Ramana’s Realizations: Astrology and the World-Mind

   I thought it would be worthwhile to see if we could correlate these ideas with the role that astrological forces play in a person’s life and spiritual transformation, and in particular, in the case of Ramana. For simplicity, let us just classify the planets in the chart up to Saturn as “ego-forming” (with some considering Saturn actually playing a transitional, initiatory role), and the three outer planets (Uranus, Neptune, and Pluto) as “ego-transcending, dissolving, and transforming”. They are “Gods”, as it were, impersonal divine forces that are only friends for those truly on the path. Wouldn’t it be interesting to see if the awakening experiences and realizations of great masters, such as Ramana Maharshi, were accompanied by the graceful presence of these beneficent divine helpers as transits in their natal charts? In fact, that seems to be the case, in many examples I have uncovered. For now, let’s just take the example of Ramana. Here is his natal chart [scroll down past accompanying biography for chart].

   Right away one sees many outstanding configurations, some of which a study of mine has shown to be prominent in famous Indian saints and sages, and spiritual teachers generally. Among these are: a GRAND TRINE one angle of which is the focal point of a T-SQUARE, which I would suggest demonstrates a human vehicle and psyche with a smooth flow of spiritual energies and the developmental tension necessary both for personal growth and the ability to deal with karmic complications of devotees. Kirpal Singh, Vivekananda, Paramahansa Yogananda, Sri Aurobindo, Brahmananda, and Meher Baba had this, to name but a few. Ramana had TWO grand trines (water and earth) and TWO T-squares (focal planets Mercury and Saturn), interconnected to form a a Star of David as well. Also very common in Indian godmen particularly has been the sign of Capricorn (the glyph itself roughly traces the shape of the subcontinent, and the sign is associated with tradition, discipline and renunciation) and a well placed ninth house, domain of the higher, philosophic mind. Of course, there is alot more but I will skip to the chase.

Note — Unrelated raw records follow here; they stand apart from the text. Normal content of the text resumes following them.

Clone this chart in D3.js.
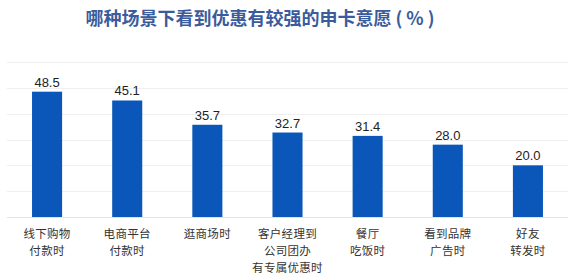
<!DOCTYPE html>
<html>
<head>
<meta charset="utf-8">
<script src="https://cdn.jsdelivr.net/npm/d3@7"></script>
<style>
  body { margin: 0; background: #fff; }
  svg { display: block; font-family: "Noto Sans CJK SC", "Noto Sans", sans-serif; }
</style>
</head>
<body>
<svg id="chart" width="580" height="280"></svg>
<script>
const titleText = '哪种场景下看到优惠有较强的申卡意愿 ( % )';
const categories = [
  ['线下购物', '付款时'],
  ['电商平台', '付款时'],
  ['逛商场时'],
  ['客户经理到', '公司团办', '有专属优惠时'],
  ['餐厅', '吃饭时'],
  ['看到品牌', '广告时'],
  ['好友', '转发时']
];
const values = [48.5, 45.1, 35.7, 32.7, 31.4, 28.0, 20.0];
const gridTicks = [0, 10, 20, 30, 40, 50, 60];

const svg = d3.select('#chart');
const margin = { left: 7, right: 12, top: 62, bottom: 63 };
const width = 580, height = 280;

const x = d3.scaleBand()
  .domain(d3.range(values.length))
  .range([margin.left, width - margin.right])
  .paddingInner(0.625)
  .paddingOuter(0.3125);

const y = d3.scaleLinear()
  .domain([0, 60])
  .range([height - margin.bottom, margin.top]);

// title
svg.append('text')
  .attr('x', 260)
  .attr('y', 25)
  .attr('text-anchor', 'middle')
  .attr('font-size', 18)
  .attr('font-weight', 'bold')
  .attr('fill', '#3b5b9c')
  .text(titleText);

// gridlines
svg.append('g')
  .selectAll('line')
  .data(gridTicks)
  .join('line')
  .attr('x1', margin.left)
  .attr('x2', width - margin.right)
  .attr('y1', d => Math.round(y(d)) + 0.5)
  .attr('y2', d => Math.round(y(d)) + 0.5)
  .attr('stroke', d => d === 0 ? '#e2e2e2' : '#efefef')
  .attr('stroke-width', 1);

// bars
svg.append('g')
  .selectAll('rect')
  .data(values)
  .join('rect')
  .attr('x', (d, i) => x(i))
  .attr('width', x.bandwidth())
  .attr('y', d => y(d))
  .attr('height', d => y(0) - y(d))
  .attr('fill', '#0a56b9');

// value labels
svg.append('g')
  .selectAll('text')
  .data(values)
  .join('text')
  .attr('x', (d, i) => x(i) + x.bandwidth() / 2)
  .attr('y', d => y(d) - 5)
  .attr('text-anchor', 'middle')
  .attr('font-family', 'Arial, "Liberation Sans", sans-serif')
  .attr('font-size', 13)
  .attr('fill', '#222')
  .text(d => d.toFixed(1));

// category labels, one text per line
const lines = categories.flatMap((c, i) => c.map((t, j) => ({ i, j, t })));
svg.append('g')
  .selectAll('text')
  .data(lines)
  .join('text')
  .attr('x', d => x(d.i) + x.bandwidth() / 2)
  .attr('y', d => y(0) + 21 + d.j * 17)
  .attr('text-anchor', 'middle')
  .attr('font-size', 11.5)
  .attr('letter-spacing', 0.3)
  .attr('fill', '#333')
  .text(d => d.t);
</script>
</body>
</html>
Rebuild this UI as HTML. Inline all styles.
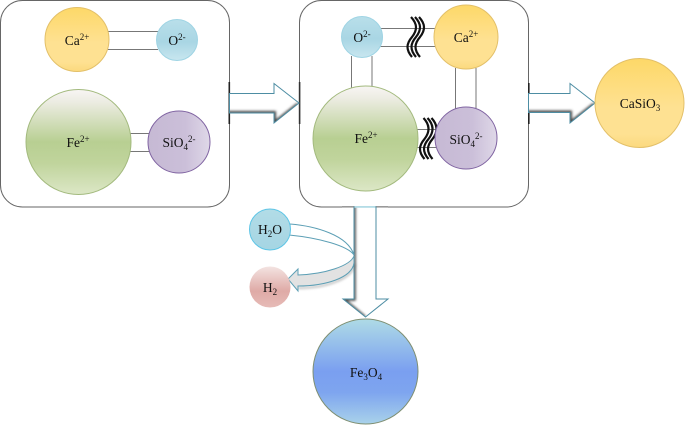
<!DOCTYPE html>
<html>
<head>
<meta charset="utf-8">
<style>
html,body{margin:0;padding:0;background:#fff;}
svg{display:block;}
text{font-family:"Liberation Serif",serif;font-size:13.5px;fill:#111;text-anchor:middle;}
</style>
</head>
<body>
<svg width="685" height="425" viewBox="0 0 685 425" xmlns="http://www.w3.org/2000/svg">
<defs>
<linearGradient id="ca" x1="0" y1="0" x2="0" y2="1"><stop offset="0" stop-color="#fdd868"/><stop offset=".55" stop-color="#fee192"/><stop offset=".85" stop-color="#fee192"/><stop offset="1" stop-color="#fbd97e"/></linearGradient>
<linearGradient id="fe" x1="0" y1="0" x2="0" y2="1"><stop offset="0" stop-color="#f8f5f4"/><stop offset=".12" stop-color="#ecece2"/><stop offset=".5" stop-color="#b8cf92"/><stop offset=".7" stop-color="#c0d49c"/><stop offset="1" stop-color="#dce7c6"/></linearGradient>
<linearGradient id="o" x1="0" y1="0" x2="0" y2="1"><stop offset="0" stop-color="#b9dfea"/><stop offset=".55" stop-color="#a9d6e4"/><stop offset="1" stop-color="#c8e6ef"/></linearGradient>
<linearGradient id="si" x1="0" y1="0" x2="1" y2="0"><stop offset="0" stop-color="#c6b9d4"/><stop offset=".6" stop-color="#cbbfd9"/><stop offset="1" stop-color="#dfd8e8"/></linearGradient>
<linearGradient id="fo" x1="0" y1="0" x2="0" y2="1"><stop offset="0" stop-color="#afdbe6"/><stop offset=".5" stop-color="#7a9ff0"/><stop offset=".7" stop-color="#7ea5ef"/><stop offset="1" stop-color="#a9d2ea"/></linearGradient>
<linearGradient id="h2" x1="0" y1="0" x2="0" y2="1"><stop offset="0" stop-color="#f3e3e1"/><stop offset=".6" stop-color="#dfaaa6"/><stop offset="1" stop-color="#e6bbb7"/></linearGradient>
<linearGradient id="h2o" x1="0" y1="0" x2="0" y2="1"><stop offset="0" stop-color="#b2dce7"/><stop offset="1" stop-color="#a5d5e3"/></linearGradient>
<filter id="b" x="-30%" y="-30%" width="160%" height="160%"><feGaussianBlur stdDeviation="1.200"/></filter>
<clipPath id="c1"><path d="M229.500 93.500H274V83.500L299 103L274 123V113H229.500Z"/></clipPath>
<clipPath id="c2"><path d="M528.500 93.500H570V83.500L595 103L570 123V112.500H528.500Z"/></clipPath>
<clipPath id="c3"><path d="M354 207V299H343L365.500 317L388 299H376V207Z"/></clipPath>
</defs>

<!-- boxes -->
<rect x="0.500" y="0.500" width="229" height="206.500" rx="22" fill="#fff" stroke="#666" stroke-width="1"/>
<rect x="299.500" y="0.500" width="229" height="206.500" rx="22" fill="#fff" stroke="#666" stroke-width="1"/>

<!-- ticks on box edges -->
<rect x="228.500" y="82" width="1.600" height="42" fill="#222"/>
<rect x="298.800" y="82" width="1.600" height="42" fill="#333"/>
<rect x="528" y="83" width="1.600" height="41" fill="#222"/>
<rect x="342" y="206" width="46" height="1.600" fill="#999"/>

<!-- right arrows -->
<path d="M229.500 93.500H274V83.500L299 103L274 123V113H229.500Z" fill="#fff"/>
<g clip-path="url(#c1)"><path d="M225 112.500H274.500V122.500L298 104" fill="none" stroke="#444" stroke-width="3" filter="url(#b)"/></g>
<path d="M229.500 93.500H274V83.500L299 103L274 123V113H229.500Z" fill="none" stroke="#4d8da3" stroke-width="1"/>

<path d="M528.500 93.500H570V83.500L595 103L570 123V112.500H528.500Z" fill="#fff"/>
<g clip-path="url(#c2)"><path d="M525 112H570.500V122.500L594 104" fill="none" stroke="#444" stroke-width="3" filter="url(#b)"/></g>
<path d="M528.500 93.500H570V83.500L595 103L570 123V112.500H528.500Z" fill="none" stroke="#4d8da3" stroke-width="1"/>

<!-- down arrow -->
<path d="M354 207V299H343L365.500 317L388 299H376V207Z" fill="#fff"/>
<g clip-path="url(#c3)"><path d="M354.500 205V299.500H344L365 317" fill="none" stroke="#444" stroke-width="2.500" filter="url(#b)"/></g>
<path d="M354 207V299H343L365.500 317L388 299H376V207Z" fill="none" stroke="#4d8da3" stroke-width="1"/>
<rect x="354.500" y="206" width="21" height="1.800" fill="#b4dce6"/>

<!-- curved arrow -->
<path d="M298 288C326 288 352 279 355 264" fill="none" stroke="#777" stroke-width="2" opacity=".5" filter="url(#b)"/>
<path d="M354 256C350 266 325 274 298 275V269L288 279L298 291V286C325 286 352 278 354 263Z" fill="#e2e2e2" stroke="#5c9fb5" stroke-width="1"/>
<path d="M290 224C315 226 348 235 354 255C348 246 320 238 289 235Z" fill="#fff" stroke="#5c9fb5" stroke-width="1"/>

<!-- bonds -->
<g stroke="#777" stroke-width="1" fill="none">
<path d="M108 31.500H158M108 49.500H158"/>
<path d="M129 133.500H149M129 151.500H149"/>
<path d="M380 28.500H435M380 46.500H435"/>
<path d="M351.500 56V88M372 56V88"/>
<path d="M455.500 68V110M476 68V110"/>
<path d="M417 129.500H437M417 147.500H437"/>
</g>

<!-- wavy lines -->
<g fill="none" stroke="#111" stroke-width="2.200">
<path d="M411 17C417.500 24 417.500 30 412 37C406 44 406 50 412 57"/>
<path d="M415 17C421.500 24 421.500 30 416 37C410 44 410 50 416 57"/>
<path d="M419 17C425.500 24 425.500 30 420 37C414 44 414 50 420 57"/>
<path d="M423.500 118C430 125 430 132 424.500 139C418.500 146 418.500 152 424.500 159"/>
<path d="M427.500 118C434 125 434 132 428.500 139C422.500 146 422.500 152 428.500 159"/>
<path d="M431.500 118C438 125 438 132 432.500 139C426.500 146 426.500 152 432.500 159"/>
</g>

<!-- circles -->
<circle cx="77" cy="39.500" r="32" fill="url(#ca)" stroke="#e3c069" stroke-width="1"/>
<circle cx="177" cy="40" r="20.500" fill="url(#o)" stroke="#9fd4e4" stroke-width="1"/>
<circle cx="78.500" cy="142" r="52.500" fill="url(#fe)" stroke="#a3ba7e" stroke-width="1"/>
<circle cx="179" cy="142" r="31" fill="url(#si)" stroke="#8064a2" stroke-width="1"/>

<circle cx="362" cy="37" r="20.500" fill="url(#o)" stroke="#9fd4e4" stroke-width="1"/>
<circle cx="466" cy="37" r="32" fill="url(#ca)" stroke="#e3c069" stroke-width="1"/>
<circle cx="365.500" cy="138.500" r="52.500" fill="url(#fe)" stroke="#a3ba7e" stroke-width="1"/>
<circle cx="466" cy="138" r="31" fill="url(#si)" stroke="#8064a2" stroke-width="1"/>

<circle cx="639.500" cy="103" r="44.500" fill="url(#ca)" stroke="#e3c069" stroke-width="1"/>
<circle cx="365.500" cy="371.500" r="52.500" fill="url(#fo)" stroke="#7f8f72" stroke-width="1"/>
<circle cx="270" cy="229.500" r="20.500" fill="url(#h2o)" stroke="#5ec5e6" stroke-width="1"/>
<circle cx="270" cy="287" r="20.500" fill="url(#h2)"/>

<!-- labels -->
<text x="77" y="45">Ca<tspan dy="-5" font-size="9">2+</tspan></text>
<text x="177" y="45">O<tspan dy="-5" font-size="9">2-</tspan></text>
<text x="78" y="147">Fe<tspan dy="-5" font-size="9">2+</tspan></text>
<text x="179" y="147">SiO<tspan dy="3" font-size="9">4</tspan><tspan dy="-8" font-size="9">2-</tspan></text>

<text x="362" y="42">O<tspan dy="-5" font-size="9">2-</tspan></text>
<text x="466" y="42">Ca<tspan dy="-5" font-size="9">2+</tspan></text>
<text x="366" y="143">Fe<tspan dy="-5" font-size="9">2+</tspan></text>
<text x="466" y="144">SiO<tspan dy="3" font-size="9">4</tspan><tspan dy="-8" font-size="9">2-</tspan></text>

<text x="640" y="108">CaSiO<tspan dy="3" font-size="9">3</tspan></text>
<text x="366" y="377">Fe<tspan dy="3" font-size="9">3</tspan><tspan dy="-3">O</tspan><tspan dy="3" font-size="9">4</tspan></text>
<text x="270" y="234">H<tspan dy="3" font-size="9">2</tspan><tspan dy="-3">O</tspan></text>
<text x="270" y="292">H<tspan dy="3" font-size="9">2</tspan></text>
</svg>
</body>
</html>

   When Ramana was sixteen years old, Uranus was conjuncting his second house Venus in Scorpio, and opposing his natal Pluto, planet of death in the eighth house of death (ruled by the Scorpio Venus). Result: heart awakening and death-in-life, based on fruitful past karma and extreme readiness (represented by the well-integrated chart).   [note: this chart appears to use the whole sign method; if Placidus is used as I originally did when I cast Ramana's chart years ago, Venus and Pluto are in the second and eighth houses, not the first and seventh as shown here; even so, the themes remain the heart, death, and the not-self].

   Fast forward sixteen more years. Ramana experienced the shutdown of his body almost as if in death, in which he felt the Self within and the current of the heart maintaining the body. This was shortly followed by the re-animation of the body after which he seemed to have been enabled to function more freely and energetically from the position of sahaja-nirvikalpa-samadhi in daily life.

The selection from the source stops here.